The task: All lines from the beginning of the listing through the line with "0.0353, 0.0323, 0.0286, 0.0262, 0.0238];" are to be copied word for word; the pictures are not.

==============================

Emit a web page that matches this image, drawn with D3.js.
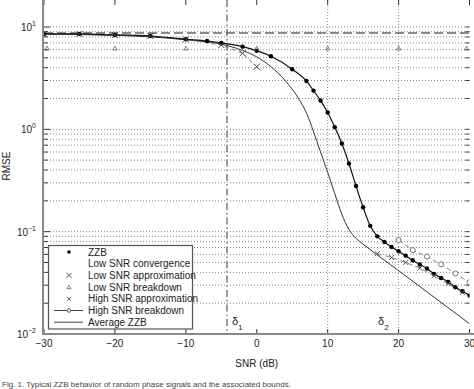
<!DOCTYPE html>
<html>
<head>
<meta charset="utf-8">
<script src="https://cdn.jsdelivr.net/npm/d3@7/dist/d3.min.js"></script>
<style>
  body { margin: 0; background: #fff; }
  svg { display: block; font-family: "Liberation Sans", Arial, sans-serif; }
</style>
</head>
<body>
<div id="chart"></div>
<script>
// ZZB curve (dots)
var zzbSnr  = [-30, -25, -20, -15, -10, -7, -5, -2, 0, 2, 5, 7, 8, 9, 10, 11, 12, 13, 14, 15, 16, 17, 18, 19, 20,
               21, 22, 23, 24, 25, 26, 27, 28, 29, 30];
var zzbRmse = [8.55, 8.55, 8.36, 8.17, 7.59, 7.30, 6.98, 6.43, 5.87, 5.18, 3.87, 2.97, 2.39, 1.91, 1.46, 1.05, 0.727,
               0.464, 0.279, 0.173, 0.114, 0.090, 0.0794, 0.0710, 0.0643, 0.0583, 0.0525, 0.0477, 0.0436, 0.0387,
               0.0353, 0.0323, 0.0286, 0.0262, 0.0238];

// low SNR convergence level
var convSnr  = [-30, 30];
var convRmse = [8.75, 8.75];

// low SNR approximation
var lowApproxSnr  = [-30, -25, -20, -15, -10, -5, -2, 0];
var lowApproxRmse = [8.55, 8.55, 8.36, 8.17, 7.59, 6.67, 5.53, 4.09];

// low SNR breakdown
var lowBreakSnr  = [-30, -20, -10, 0, 10, 20, 30];
var lowBreakRmse = [6.2, 6.2, 6.2, 6.2, 6.2, 6.2, 6.2];

// high SNR approximation
var highApproxSnr  = [17, 19, 21, 23, 25, 27, 29];
var highApproxRmse = [0.061, 0.056, 0.050, 0.044, 0.037, 0.031, 0.0255];

// high SNR breakdown
var highBreakSnr  = [20, 22, 24, 26, 28, 30];
var highBreakRmse = [0.083, 0.066, 0.057, 0.048, 0.039, 0.032];

// average ZZB
var avgSnr  = [-30, -20, -10, -5, -2, 0, 2, 4, 6, 7, 8, 9, 10, 11, 12, 13, 14, 15, 20, 25, 30];
var avgRmse = [8.5, 8.3, 7.5, 6.8, 5.9, 5.1, 4.1, 3.0, 1.95, 1.45, 0.95, 0.6, 0.38, 0.235, 0.148, 0.105, 0.086,
               0.0755, 0.0416, 0.0229, 0.0126];

var xTicks = [-30, -20, -10, 0, 10, 20, 30];
var xGrid = [10, 20];
var yDecades = [1, 0, -1, -2];
var deltaMarks = [{name: "1", snr: -4.2}, {name: "2", snr: 16.4}];
var legendNames = ["ZZB", "Low SNR convergence", "Low SNR approximation", "Low SNR breakdown",
                   "High SNR approximation", "High SNR breakdown", "Average ZZB"];

var W = 474, H = 389;
var left = 44, right = 469.5, bottom = 334;

var svg = d3.select("#chart").append("svg")
  .attr("width", W).attr("height", H);

var x = d3.scaleLinear().domain([-30, 30]).range([left, right]);
var y = d3.scaleLog().domain([0.01, 10]).range([bottom, 27]);
var yTop = y.invert(0);

function zip(a, b) { return a.map(function(d, i) { return {x: d, y: b[i]}; }); }

svg.append("clipPath").attr("id", "plot")
  .append("rect").attr("x", left).attr("y", 0).attr("width", right - left).attr("height", bottom);

// grid values: 1..9 per decade
var minor = [];
for (var e = -2; e <= 1; e++) {
  for (var m = 1; m <= 9; m++) {
    var v = m * Math.pow(10, e);
    if (v <= yTop) minor.push(v);
  }
}

var grid = svg.append("g").attr("clip-path", "url(#plot)");
grid.selectAll("line.hg").data(minor).enter().append("line")
  .attr("x1", left + 6).attr("x2", right - 4)
  .attr("y1", function(d) { return y(d); }).attr("y2", function(d) { return y(d); })
  .attr("stroke", "#888").attr("stroke-width", 1).attr("stroke-dasharray", "1,2");
grid.selectAll("line.vg").data(xGrid).enter().append("line")
  .attr("x1", function(d) { return x(d); }).attr("x2", function(d) { return x(d); })
  .attr("y1", 0).attr("y2", bottom)
  .attr("stroke", "#888").attr("stroke-width", 1).attr("stroke-dasharray", "1,2");

// ticks (inward)
var ticks = svg.append("g").attr("stroke", "#333");
ticks.selectAll("line.yt").data(minor).enter().append("line")
  .attr("x1", left).attr("x2", function(d) { return left + (Math.abs(Math.log10(d) % 1) < 1e-9 ? 6 : 4); })
  .attr("y1", function(d) { return y(d); }).attr("y2", function(d) { return y(d); });
ticks.selectAll("line.yr").data(minor).enter().append("line")
  .attr("x1", right - 4).attr("x2", right)
  .attr("y1", function(d) { return y(d); }).attr("y2", function(d) { return y(d); });
ticks.selectAll("line.xb").data(xTicks).enter().append("line")
  .attr("x1", function(d) { return x(d); }).attr("x2", function(d) { return x(d); })
  .attr("y1", bottom).attr("y2", bottom - 5);
ticks.selectAll("line.xt").data(xTicks).enter().append("line")
  .attr("x1", function(d) { return x(d); }).attr("x2", function(d) { return x(d); })
  .attr("y1", 0).attr("y2", 5);

// delta1 dash-dot line
svg.append("line")
  .attr("x1", x(deltaMarks[0].snr)).attr("x2", x(deltaMarks[0].snr))
  .attr("y1", 0).attr("y2", bottom)
  .attr("stroke", "#666").attr("stroke-width", 1.3).attr("stroke-dasharray", "7,3,1.5,3");

var plot = svg.append("g").attr("clip-path", "url(#plot)");
var line = d3.line().x(function(d) { return x(d.x); }).y(function(d) { return y(d.y); });
var smooth = d3.line().x(function(d) { return x(d.x); }).y(function(d) { return y(d.y); }).curve(d3.curveMonotoneX);

// low SNR convergence
plot.append("path").datum(zip(convSnr, convRmse)).attr("d", line)
  .attr("fill", "none").attr("stroke", "#666").attr("stroke-width", 1.6).attr("stroke-dasharray", "9,4");

// average ZZB
plot.append("path").datum(zip(avgSnr, avgRmse)).attr("d", smooth)
  .attr("fill", "none").attr("stroke", "#333").attr("stroke-width", 1);

// high SNR breakdown
plot.append("path").datum(zip(highBreakSnr, highBreakRmse)).attr("d", line)
  .attr("fill", "none").attr("stroke", "#888").attr("stroke-width", 1).attr("stroke-dasharray", "5,3");
plot.selectAll("circle.hb").data(zip(highBreakSnr, highBreakRmse)).enter().append("circle")
  .attr("cx", function(d) { return x(d.x); }).attr("cy", function(d) { return y(d.y); }).attr("r", 2.5)
  .attr("fill", "#fff").attr("stroke", "#777");

// high SNR approximation
plot.append("path").datum(zip(highApproxSnr, highApproxRmse)).attr("d", line)
  .attr("fill", "none").attr("stroke", "#888").attr("stroke-width", 1).attr("stroke-dasharray", "5,3");

// low SNR approximation
plot.append("path").datum(zip(lowApproxSnr, lowApproxRmse)).attr("d", line)
  .attr("fill", "none").attr("stroke", "#777").attr("stroke-width", 1).attr("stroke-dasharray", "4,3");

// ZZB
plot.append("path").datum(zip(zzbSnr, zzbRmse)).attr("d", smooth)
  .attr("fill", "none").attr("stroke", "#111").attr("stroke-width", 1.2);
plot.selectAll("circle.zzb").data(zip(zzbSnr, zzbRmse)).enter().append("circle")
  .attr("cx", function(d) { return x(d.x); }).attr("cy", function(d) { return y(d.y); }).attr("r", 2.2)
  .attr("fill", "#000");

function cross(g, cx, cy, s, col) {
  g.append("path").attr("d", "M" + (cx - s) + "," + (cy - s) + "L" + (cx + s) + "," + (cy + s) +
      "M" + (cx - s) + "," + (cy + s) + "L" + (cx + s) + "," + (cy - s))
    .attr("stroke", col).attr("stroke-width", 1).attr("fill", "none");
}
function tri(g, cx, cy, s, col) {
  g.append("path").attr("d", "M" + cx + "," + (cy - s) + "L" + (cx + s) + "," + (cy + s * 0.8) + "L" + (cx - s) + "," + (cy + s * 0.8) + "Z")
    .attr("stroke", col).attr("stroke-width", 0.8).attr("fill", "none");
}

zip(lowApproxSnr, lowApproxRmse).forEach(function(d) { cross(plot, x(d.x), y(d.y), 3, "#444"); });
zip(highApproxSnr, highApproxRmse).forEach(function(d) { cross(plot, x(d.x), y(d.y), 2.5, "#555"); });
zip(lowBreakSnr, lowBreakRmse).forEach(function(d) { tri(plot, Math.min(Math.max(x(d.x), left + 3), right - 3), y(d.y), 2.2, "#666"); });

// spines
svg.append("line").attr("x1", left - 1).attr("x2", left - 1).attr("y1", 0).attr("y2", bottom + 1)
  .attr("stroke", "#888").attr("stroke-width", 2);
svg.append("line").attr("x1", left - 2).attr("x2", W).attr("y1", bottom).attr("y2", bottom)
  .attr("stroke", "#888").attr("stroke-width", 2);

// x tick labels
svg.selectAll("text.xl").data(xTicks).enter().append("text")
  .attr("x", function(d) { return x(d); }).attr("y", 347)
  .attr("text-anchor", "middle").attr("font-size", 10).attr("fill", "#222")
  .text(function(d) { return d < 0 ? "\u2212" + Math.abs(d) : d; });

// y tick labels 10^n
yDecades.forEach(function(p) {
  var t = svg.append("text").attr("x", 36).attr("y", y(Math.pow(10, p)) + 4)
    .attr("text-anchor", "end").attr("font-size", 10).attr("fill", "#222");
  t.append("tspan").text("10");
  t.append("tspan").attr("dy", -5).attr("font-size", 7).text(p < 0 ? "\u2212" + Math.abs(p) : p);
});

// axis titles
svg.append("text").attr("x", x(0)).attr("y", 367).attr("text-anchor", "middle")
  .attr("font-size", 10).attr("fill", "#222").text("SNR (dB)");
svg.append("text").attr("transform", "translate(10,166) rotate(-90)").attr("text-anchor", "middle")
  .attr("font-size", 10).attr("fill", "#222").text("RMSE");

// delta labels
deltaMarks.forEach(function(d) {
  var t = svg.append("text").attr("x", x(d.snr) + 5).attr("y", 325).attr("font-size", 11).attr("fill", "#222");
  t.append("tspan").text("\u03b4");
  t.append("tspan").attr("dy", 5).attr("font-size", 8).text(d.name);
});

// legend
var lg = svg.append("g");
lg.append("rect").attr("x", 48.5).attr("y", 245.5).attr("width", 144).attr("height", 83.5)
  .attr("fill", "#fff").attr("stroke", "#555").attr("stroke-width", 1.2);
legendNames.forEach(function(name, i) {
  var ly = 252 + i * 11.7;
  lg.append("text").attr("x", 88).attr("y", ly + 3.5).attr("font-size", 10).attr("fill", "#222").text(name);
  if (i == 0) lg.append("circle").attr("cx", 69).attr("cy", ly).attr("r", 1.8).attr("fill", "#000");
  if (i == 2) cross(lg, 69, ly, 2.5, "#555");
  if (i == 3) tri(lg, 69, ly, 2, "#666");
  if (i == 4) cross(lg, 69, ly, 2, "#555");
  if (i == 5) {
    lg.append("line").attr("x1", 54).attr("x2", 83).attr("y1", ly).attr("y2", ly).attr("stroke", "#444");
    lg.append("circle").attr("cx", 69).attr("cy", ly).attr("r", 1.8).attr("fill", "#fff").attr("stroke", "#555");
  }
  if (i == 6) lg.append("line").attr("x1", 54).attr("x2", 83).attr("y1", ly).attr("y2", ly).attr("stroke", "#444");
});

// caption line at the bottom edge
svg.append("text").attr("x", 2).attr("y", 387).attr("font-size", 8).attr("fill", "#444")
  .text("Fig. 1.   Typical ZZB behavior of random phase signals and the associated bounds.");
</script>
</body>
</html>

==============================

Task answer:
Emit a web page that matches this image, drawn with D3.js.
<!DOCTYPE html>
<html>
<head>
<meta charset="utf-8">
<script src="https://cdn.jsdelivr.net/npm/d3@7/dist/d3.min.js"></script>
<style>
  body { margin: 0; background: #fff; }
  svg { display: block; font-family: "Liberation Sans", Arial, sans-serif; }
</style>
</head>
<body>
<div id="chart"></div>
<script>
// ZZB curve (dots)
var zzbSnr  = [-30, -25, -20, -15, -10, -7, -5, -2, 0, 2, 5, 7, 8, 9, 10, 11, 12, 13, 14, 15, 16, 17, 18, 19, 20,
               21, 22, 23, 24, 25, 26, 27, 28, 29, 30];
var zzbRmse = [8.55, 8.55, 8.36, 8.17, 7.59, 7.30, 6.98, 6.43, 5.87, 5.18, 3.87, 2.97, 2.39, 1.91, 1.46, 1.05, 0.727,
               0.464, 0.279, 0.173, 0.114, 0.090, 0.0794, 0.0710, 0.0643, 0.0583, 0.0525, 0.0477, 0.0436, 0.0387,
               0.0353, 0.0323, 0.0286, 0.0262, 0.0238];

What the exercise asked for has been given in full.